A van starts on a trip and travels at an average speed of $$45$$ miles per hour. Three hours later, a car starts on the same trip and travels at an average speed of $$60$$ miles per hour. Write the ratio of the distance the car has traveled to the distance the van has traveled as a function of $$t$$.

Answer

**step1** Understanding the problem and defining variables

The problem asks for the ratio of the distance the car has traveled to the distance the van has traveled. We are given the speeds of the van and the car, and information about when they started their trips. We will use $$t$$ to represent the time the car has been traveling in hours.

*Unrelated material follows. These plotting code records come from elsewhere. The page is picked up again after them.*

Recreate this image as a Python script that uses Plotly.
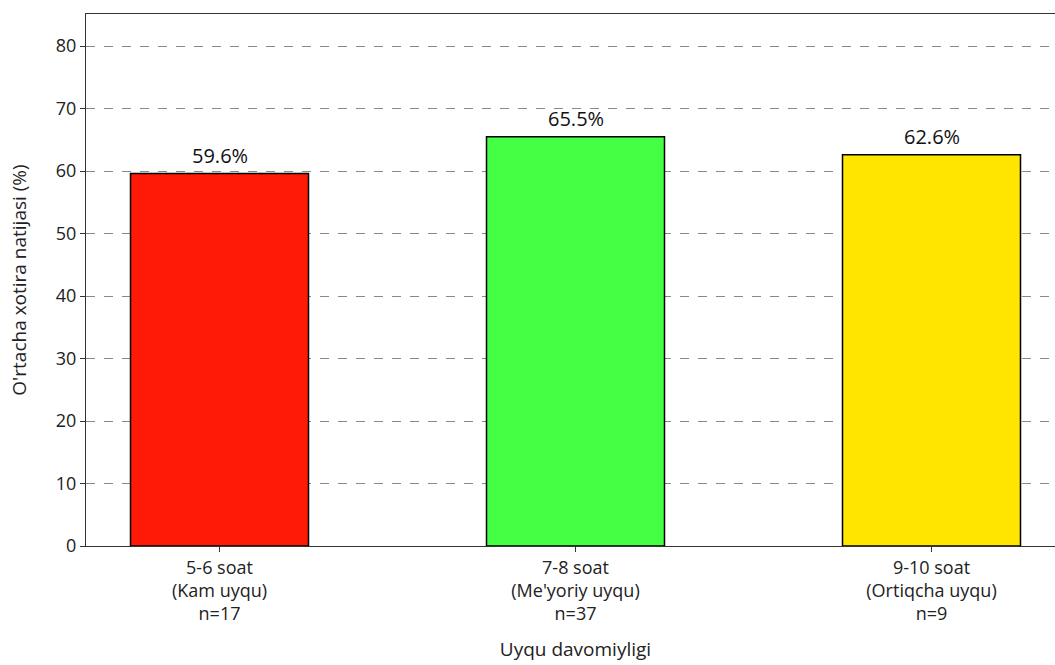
import plotly.graph_objects as go

categories = ["5-6 soat<br>(Kam uyqu)<br>n=17", "7-8 soat<br>(Me'yoriy uyqu)<br>n=37", "9-10 soat<br>(Ortiqcha uyqu)<br>n=9"]
values = [59.6, 65.5, 62.6]
bar_colors = ["#FF1A08", "#44FF44", "#FFE500"]
yticks = [0, 10, 20, 30, 40, 50, 60, 70, 80]

FONT = "Open Sans"

fig = go.Figure()
fig.add_trace(go.Bar(
    x=list(range(len(values))),
    y=values,
    width=0.5,
    marker=dict(color=bar_colors, line=dict(color="black", width=1.5)),
    hoverinfo="skip",
))

for i, v in enumerate(values):
    fig.add_annotation(x=i, y=v, text=f"{v:.1f}%", showarrow=False,
                       yanchor="bottom", yshift=3,
                       font=dict(family=FONT, size=20, color="#111"))

fig.update_layout(
    width=1070, height=665,
    margin=dict(l=86, r=5, t=14, b=119),
    plot_bgcolor="white", paper_bgcolor="white",
    font=dict(family=FONT, size=18, color="#222"),
    showlegend=False,
)
fig.update_xaxes(
    range=[-0.375, 2.375],
    tickmode="array", tickvals=[0, 1, 2], ticktext=categories,
    showline=True, linecolor="#333", linewidth=1, mirror=True,
    ticks="outside", ticklen=5, tickcolor="#333",
    showgrid=False, zeroline=False,
    tickfont=dict(family=FONT, size=18, color="#222"),
    title=dict(text="Uyqu davomiyligi", font=dict(family=FONT, size=19, color="#222"), standoff=18),
)
fig.update_yaxes(
    range=[0, 85.12],
    tickmode="array", tickvals=yticks,
    showline=True, linecolor="#333", linewidth=1,
    ticks="outside", ticklen=5, tickcolor="#333",
    showgrid=True, gridcolor="#888", griddash="dash", gridwidth=1,
    zeroline=False,
    tickfont=dict(family=FONT, size=18, color="#222"),
    title=dict(text="O'rtacha xotira natijasi (%)", font=dict(family=FONT, size=19, color="#222"), standoff=24),
)

fig.write_html(
    "out.html",
    config={"displayModeBar": False},
    post_script="document.documentElement.style.overflow='hidden';document.body.style.overflow='hidden';document.body.style.margin='0';",
)
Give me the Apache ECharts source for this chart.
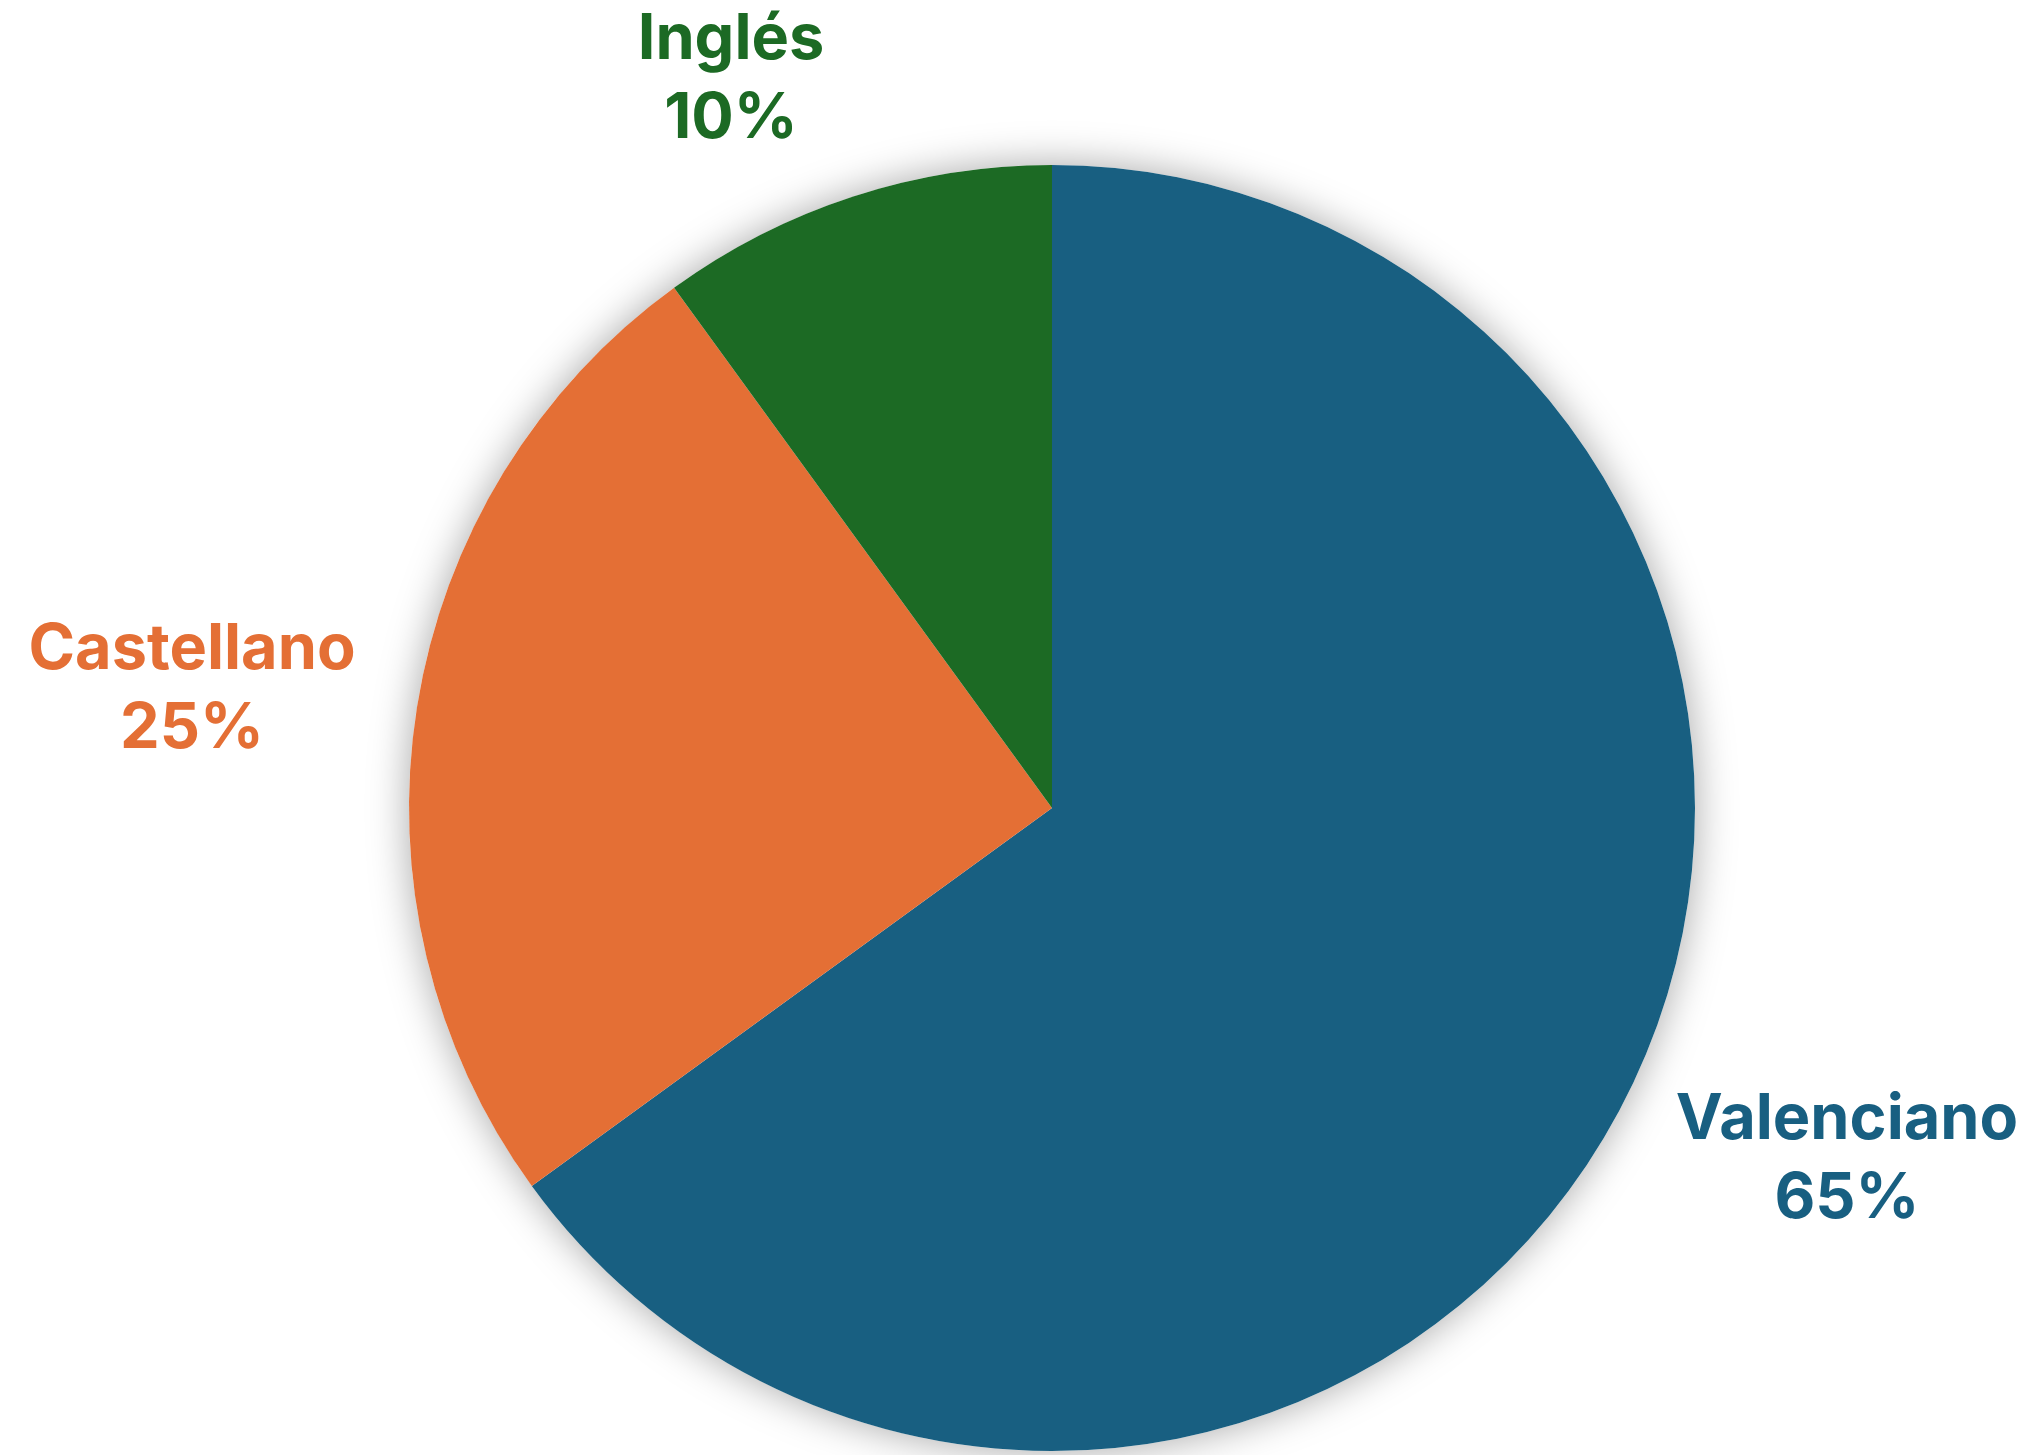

**step2** Determining the time each vehicle has traveled

The van travels at an average speed of $$45$$ miles per hour. The car travels at an average speed of $$60$$ miles per hour.
The car starts $$3$$ hours later than the van.
If the car has been traveling for $$t$$ hours, it means the van started its trip $$3$$ hours before the car. Therefore, the van has been traveling for $$t + 3$$ hours.

**step3** Calculating the distance traveled by the van

The distance traveled by any vehicle is found by multiplying its speed by the time it has been traveling.
For the van:
Speed of van = $$45$$ miles per hour
Time van traveled = $$(t + 3)$$ hours
Distance of the van = Speed of van $$\times$$ Time van traveled
Distance of the van = $$45 \times (t + 3)$$ miles.
So, the distance the van has traveled is $$45(t + 3)$$ miles.

**step4** Calculating the distance traveled by the car

For the car:
Speed of car = $$60$$ miles per hour
Time car traveled = $$t$$ hours
Distance of the car = Speed of car $$\times$$ Time car traveled
Distance of the car = $$60 \times t$$ miles.
So, the distance the car has traveled is $$60t$$ miles.

**step5** Writing the ratio of the distances

The problem asks for the ratio of the distance the car has traveled to the distance the van has traveled. A ratio can be written as a fraction where the first quantity mentioned is the numerator and the second quantity is the denominator.
Ratio = $$\frac{\text{Distance of car}}{\text{Distance of van}}$$
Ratio = $$\frac{60t}{45(t + 3)}$$

**step6** Simplifying the ratio

To simplify the ratio $$\frac{60t}{45(t + 3)}$$, we need to find the greatest common factor (GCF) of the numbers $$60$$ and $$45$$.
Factors of $$60$$ are $$1, 2, 3, 4, 5, 6, 10, 12, 15, 20, 30, 60$$.
Factors of $$45$$ are $$1, 3, 5, 9, 15, 45$$.
The greatest common factor of $$60$$ and $$45$$ is $$15$$.
Now, divide both the numerator and the denominator by $$15$$:
$$60 \div 15 = 4$$
$$45 \div 15 = 3$$
So, the simplified ratio is $$\frac{4t}{3(t + 3)}$$.